### [Description of the task]
Return every record below exactly as written, but leave out the pictures.

### [Raw records]
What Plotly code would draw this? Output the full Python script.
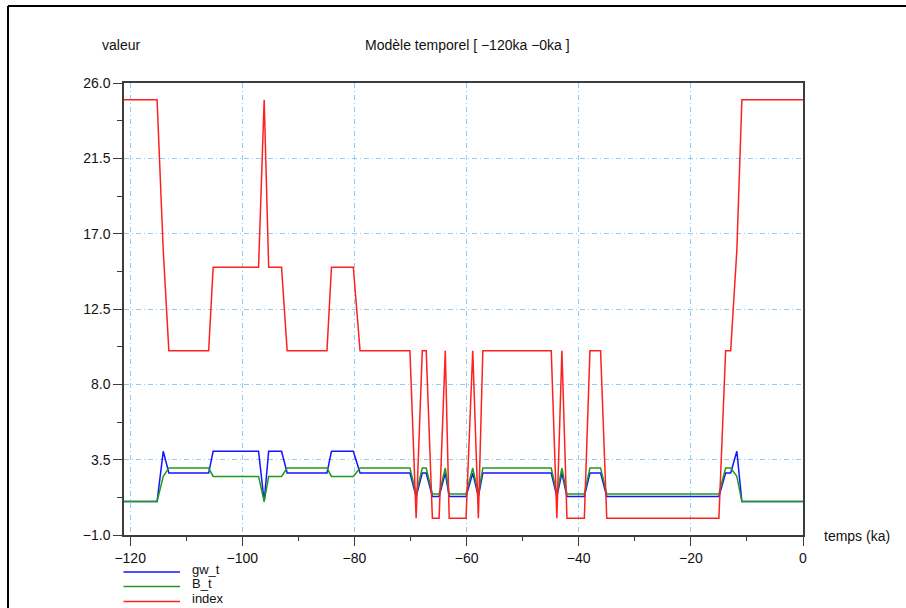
import plotly.graph_objects as go

# Time breakpoints (ka) and series values
temps = [-121.1, -115.2, -114.1, -113.1, -106.0, -105.2, -97.1, -96.1, -95.3, -93.0,
         -92.0, -84.9, -84.1, -80.2, -79.0, -70.1, -69.0, -67.9, -67.2, -66.1,
         -64.9, -63.8, -63.1, -60.1, -58.9, -57.9, -57.1, -44.9, -43.9, -43.0,
         -42.1, -39.0, -38.0, -36.1, -35.0, -15.0, -13.8, -12.9, -11.8, -10.9, 0.0]

index_vals = [25, 25, 16, 10, 10, 15, 15, 25, 15, 15,
              10, 10, 15, 15, 10, 10, 0, 10, 10, 0,
              0, 10, 0, 0, 10, 0, 10, 10, 0, 10,
              0, 0, 10, 10, 0, 0, 10, 10, 16, 25, 25]

gw_t = [1.0, 1.0, 4.0, 2.7, 2.7, 4.0, 4.0, 1.0, 4.0, 4.0,
        2.7, 2.7, 4.0, 4.0, 2.7, 2.7, 1.3, 2.7, 2.7, 1.3,
        1.3, 2.7, 1.3, 1.3, 2.7, 1.3, 2.7, 2.7, 1.3, 2.7,
        1.3, 1.3, 2.7, 2.7, 1.3, 1.3, 2.7, 2.7, 4.0, 1.0, 1.0]

B_t = [1.0, 1.0, 2.5, 3.0, 3.0, 2.5, 2.5, 1.0, 2.5, 2.5,
       3.0, 3.0, 2.5, 2.5, 3.0, 3.0, 1.45, 3.0, 3.0, 1.45,
       1.45, 3.0, 1.45, 1.45, 3.0, 1.45, 3.0, 3.0, 1.45, 3.0,
       1.45, 1.45, 3.0, 3.0, 1.45, 1.45, 3.0, 3.0, 2.5, 1.0, 1.0]

series_names = ["gw_t", "B_t", "index"]
series_colors = ["#1414ff", "#1f9a1f", "#ff2020"]
series_values = [gw_t, B_t, index_vals]

x_ticks = [-120, -100, -80, -60, -40, -20, 0]
y_ticks = [-1.0, 3.5, 8.0, 12.5, 17.0, 21.5, 26.0]

W, H = 906, 608
L, R, T, B = 124, 103, 83, 73
PW, PH = W - L - R, H - T - B

def px(xpix):
    return (xpix - L) / PW

def py(ypix):
    return (H - B - ypix) / PH

FONT = "Liberation Sans, Arial, sans-serif"
AXC = "#3c3c3c"
GRID = "#8ccdf7"

fig = go.Figure()
for name, col, vals in zip(series_names, series_colors, series_values):
    fig.add_trace(go.Scatter(x=temps, y=vals, mode="lines", name=name,
                             line=dict(color=col, width=1.5), showlegend=False))

fig.update_layout(
    width=W, height=H,
    margin=dict(l=L, r=R, t=T, b=B, pad=0),
    paper_bgcolor="white", plot_bgcolor="white",
    font=dict(family=FONT, size=14, color="#111111"),
    showlegend=False,
)

fig.update_xaxes(
    range=[-121.1, 0], tickvals=x_ticks, ticktext=[f"{v:d}".replace("-", "\u2212") for v in x_ticks],
    showline=True, linecolor=AXC, linewidth=1.5, mirror=True,
    ticks="outside", ticklen=9, tickwidth=1.2, tickcolor=AXC,
    showgrid=True, gridcolor=GRID, gridwidth=1, griddash="5px,3px,1px,3px",
    zeroline=False,
    minor=dict(tickvals=[-110, -90, -70, -50, -30, -10], ticks="outside", ticklen=4,
               tickcolor=AXC, tickwidth=1.2, showgrid=False),
)
fig.update_yaxes(
    range=[-1, 26], tickvals=y_ticks, ticktext=[f"{v:.1f}".replace("-", "\u2212") for v in y_ticks],
    showline=True, linecolor=AXC, linewidth=1.5, mirror=True,
    ticks="outside", ticklen=9, tickwidth=1.2, tickcolor=AXC,
    showgrid=True, gridcolor=GRID, gridwidth=1, griddash="5px,3px,1px,3px",
    zeroline=False,
    minor=dict(tickvals=[1.25, 5.75, 10.25, 14.75, 19.25, 23.75], ticks="outside", ticklen=5,
               tickcolor=AXC, tickwidth=1.2, showgrid=False),
)

annotations = [
    dict(text="valeur", x=px(100), y=py(45), xanchor="left", yanchor="middle", size=14),
    dict(text="Modèle temporel [ \u2212120ka \u22120ka ]", x=px(467), y=py(45),
         xanchor="center", yanchor="middle", size=14),
    dict(text="temps (ka)", x=px(822), y=py(536), xanchor="left", yanchor="middle", size=14),
]
shapes = [
    # outer frame (top and left)
    dict(type="line", xref="paper", yref="paper", x0=px(8), x1=px(906), y0=py(6), y1=py(6),
         line=dict(color="black", width=2)),
    dict(type="line", xref="paper", yref="paper", x0=px(8), x1=px(8), y0=py(6), y1=py(608),
         line=dict(color="black", width=2)),
]
leg_y = [572, 586.5, 601.5]
leg_text_y = [569, 583.5, 598]
for name, col, ly, ty in zip(series_names, series_colors, leg_y, leg_text_y):
    shapes.append(dict(type="line", xref="paper", yref="paper", x0=px(123.5), x1=px(180),
                       y0=py(ly), y1=py(ly), line=dict(color=col, width=1.5)))
    annotations.append(dict(text=name, x=px(190), y=py(ty), xanchor="left", yanchor="middle", size=13))

for a in annotations:
    sz = a.pop("size")
    a.update(xref="paper", yref="paper", showarrow=False,
             font=dict(family=FONT, size=sz, color="#111111"))

fig.update_layout(annotations=annotations, shapes=shapes)
fig.write_html("out.html", config={"displayModeBar": False},
               post_script="document.body.style.margin='0';document.body.style.overflow='hidden';")
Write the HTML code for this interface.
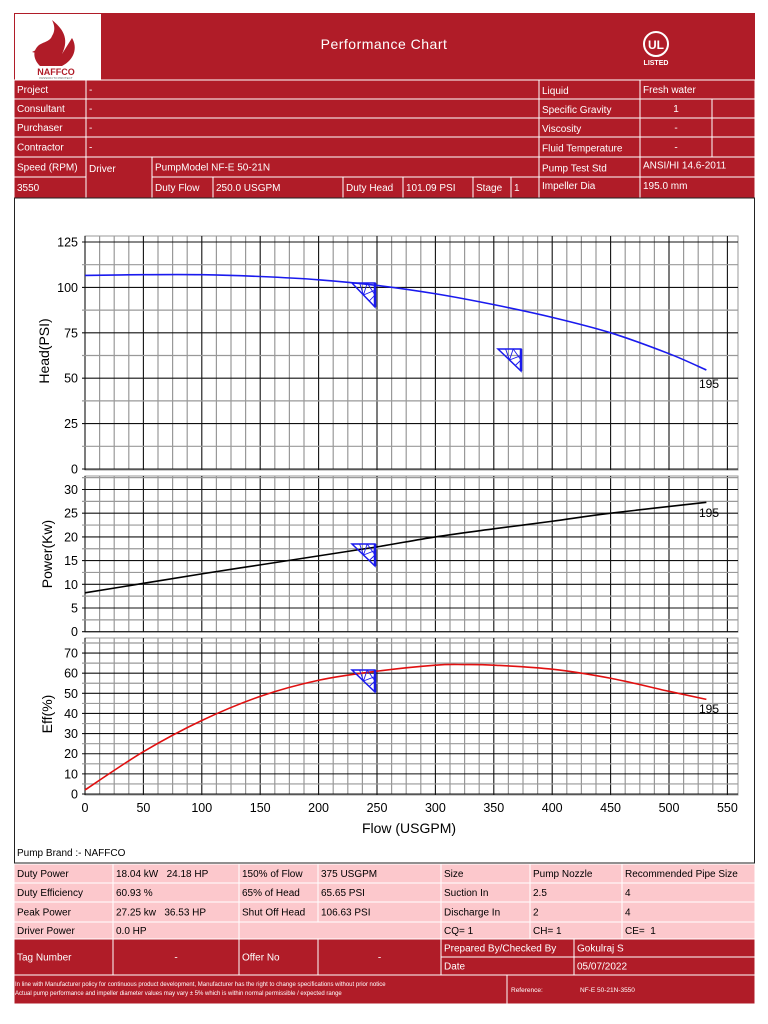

### [Written solution]
What Plotly code would draw this? Output the full Python script.
import plotly.graph_objects as go

# Time breakpoints (ka) and series values
temps = [-121.1, -115.2, -114.1, -113.1, -106.0, -105.2, -97.1, -96.1, -95.3, -93.0,
         -92.0, -84.9, -84.1, -80.2, -79.0, -70.1, -69.0, -67.9, -67.2, -66.1,
         -64.9, -63.8, -63.1, -60.1, -58.9, -57.9, -57.1, -44.9, -43.9, -43.0,
         -42.1, -39.0, -38.0, -36.1, -35.0, -15.0, -13.8, -12.9, -11.8, -10.9, 0.0]

index_vals = [25, 25, 16, 10, 10, 15, 15, 25, 15, 15,
              10, 10, 15, 15, 10, 10, 0, 10, 10, 0,
              0, 10, 0, 0, 10, 0, 10, 10, 0, 10,
              0, 0, 10, 10, 0, 0, 10, 10, 16, 25, 25]

gw_t = [1.0, 1.0, 4.0, 2.7, 2.7, 4.0, 4.0, 1.0, 4.0, 4.0,
        2.7, 2.7, 4.0, 4.0, 2.7, 2.7, 1.3, 2.7, 2.7, 1.3,
        1.3, 2.7, 1.3, 1.3, 2.7, 1.3, 2.7, 2.7, 1.3, 2.7,
        1.3, 1.3, 2.7, 2.7, 1.3, 1.3, 2.7, 2.7, 4.0, 1.0, 1.0]

B_t = [1.0, 1.0, 2.5, 3.0, 3.0, 2.5, 2.5, 1.0, 2.5, 2.5,
       3.0, 3.0, 2.5, 2.5, 3.0, 3.0, 1.45, 3.0, 3.0, 1.45,
       1.45, 3.0, 1.45, 1.45, 3.0, 1.45, 3.0, 3.0, 1.45, 3.0,
       1.45, 1.45, 3.0, 3.0, 1.45, 1.45, 3.0, 3.0, 2.5, 1.0, 1.0]

series_names = ["gw_t", "B_t", "index"]
series_colors = ["#1414ff", "#1f9a1f", "#ff2020"]
series_values = [gw_t, B_t, index_vals]

x_ticks = [-120, -100, -80, -60, -40, -20, 0]
y_ticks = [-1.0, 3.5, 8.0, 12.5, 17.0, 21.5, 26.0]

W, H = 906, 608
L, R, T, B = 124, 103, 83, 73
PW, PH = W - L - R, H - T - B

def px(xpix):
    return (xpix - L) / PW

def py(ypix):
    return (H - B - ypix) / PH

FONT = "Liberation Sans, Arial, sans-serif"
AXC = "#3c3c3c"
GRID = "#8ccdf7"

fig = go.Figure()
for name, col, vals in zip(series_names, series_colors, series_values):
    fig.add_trace(go.Scatter(x=temps, y=vals, mode="lines", name=name,
                             line=dict(color=col, width=1.5), showlegend=False))

fig.update_layout(
    width=W, height=H,
    margin=dict(l=L, r=R, t=T, b=B, pad=0),
    paper_bgcolor="white", plot_bgcolor="white",
    font=dict(family=FONT, size=14, color="#111111"),
    showlegend=False,
)

fig.update_xaxes(
    range=[-121.1, 0], tickvals=x_ticks, ticktext=[f"{v:d}".replace("-", "\u2212") for v in x_ticks],
    showline=True, linecolor=AXC, linewidth=1.5, mirror=True,
    ticks="outside", ticklen=9, tickwidth=1.2, tickcolor=AXC,
    showgrid=True, gridcolor=GRID, gridwidth=1, griddash="5px,3px,1px,3px",
    zeroline=False,
    minor=dict(tickvals=[-110, -90, -70, -50, -30, -10], ticks="outside", ticklen=4,
               tickcolor=AXC, tickwidth=1.2, showgrid=False),
)
fig.update_yaxes(
    range=[-1, 26], tickvals=y_ticks, ticktext=[f"{v:.1f}".replace("-", "\u2212") for v in y_ticks],
    showline=True, linecolor=AXC, linewidth=1.5, mirror=True,
    ticks="outside", ticklen=9, tickwidth=1.2, tickcolor=AXC,
    showgrid=True, gridcolor=GRID, gridwidth=1, griddash="5px,3px,1px,3px",
    zeroline=False,
    minor=dict(tickvals=[1.25, 5.75, 10.25, 14.75, 19.25, 23.75], ticks="outside", ticklen=5,
               tickcolor=AXC, tickwidth=1.2, showgrid=False),
)

annotations = [
    dict(text="valeur", x=px(100), y=py(45), xanchor="left", yanchor="middle", size=14),
    dict(text="Modèle temporel [ \u2212120ka \u22120ka ]", x=px(467), y=py(45),
         xanchor="center", yanchor="middle", size=14),
    dict(text="temps (ka)", x=px(822), y=py(536), xanchor="left", yanchor="middle", size=14),
]
shapes = [
    # outer frame (top and left)
    dict(type="line", xref="paper", yref="paper", x0=px(8), x1=px(906), y0=py(6), y1=py(6),
         line=dict(color="black", width=2)),
    dict(type="line", xref="paper", yref="paper", x0=px(8), x1=px(8), y0=py(6), y1=py(608),
         line=dict(color="black", width=2)),
]
leg_y = [572, 586.5, 601.5]
leg_text_y = [569, 583.5, 598]
for name, col, ly, ty in zip(series_names, series_colors, leg_y, leg_text_y):
    shapes.append(dict(type="line", xref="paper", yref="paper", x0=px(123.5), x1=px(180),
                       y0=py(ly), y1=py(ly), line=dict(color=col, width=1.5)))
    annotations.append(dict(text=name, x=px(190), y=py(ty), xanchor="left", yanchor="middle", size=13))

for a in annotations:
    sz = a.pop("size")
    a.update(xref="paper", yref="paper", showarrow=False,
             font=dict(family=FONT, size=sz, color="#111111"))

fig.update_layout(annotations=annotations, shapes=shapes)
fig.write_html("out.html", config={"displayModeBar": False},
               post_script="document.body.style.margin='0';document.body.style.overflow='hidden';")
Write the HTML code for this interface.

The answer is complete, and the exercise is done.